12. Though the questions of law have been formulated as aforesaid, nothing was argued to rebut the factual finding arrived at by the Commissioner. In the absence of any material to support the case of the revenue, we will have to accept the finding recorded by the Commissioner of Income Tax (Appeals) as correct.

13. In addition to that, this Court has, in the case of Commissioner of Income Tax vs. Haritha Finance Limited reported in 283 ITR 370 (Mad) held that the question as to whether the agreement entered into between the parties was a hire purchase agreement or not was examined by the Tribunal in great detail and the finding was that it was a hire purchase agreement. The further finding was that it was not the case of the revenue that the hirer was the real purchaser of the asset and the assessee was only a financier to help the purchaser and such things were not seen from the agreement. This was a finding of fact. Therefore, the hire purchase finance charges and service charges did not constitute chargeable interest under Section 2(7) of the Interest Tax Act, 1974. On the facts recorded by the authorities that the agreement entered into between the parties was a hire purchase agreement and the hirer was a real purchaser of the asset and the assessee was only a financier to help the purchaser. In similar set of facts in the case of M/s. Sri Ram Investments Ltd., and M/s. Vandana Finance Ltd., this Court has held against the revenue.

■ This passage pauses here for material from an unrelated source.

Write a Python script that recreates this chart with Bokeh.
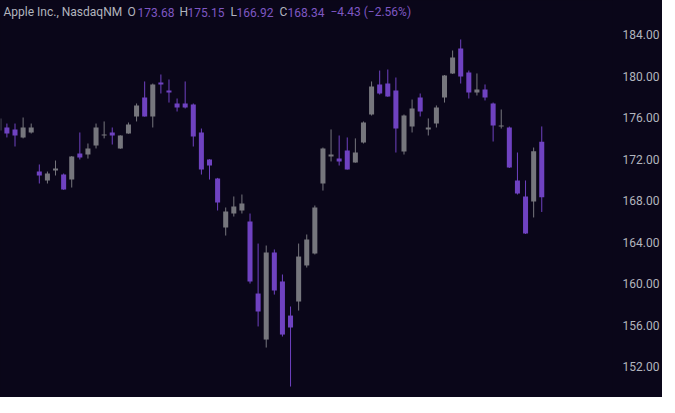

14. In the light of the decisions cited supra and on the facts and circumstances of the case, we do not find any material to interfere or rather tinker the order of the Tribunal. The appeals are dismissed. Consequently, connected miscellaneous petitions are dismissed.

rg/mf To The Assistant Registrar Income-tax Appellate Tribunal Rajaji Bhavan, Besant Nagar, Chennai 18 Commissioner of Income Tax, Chennai.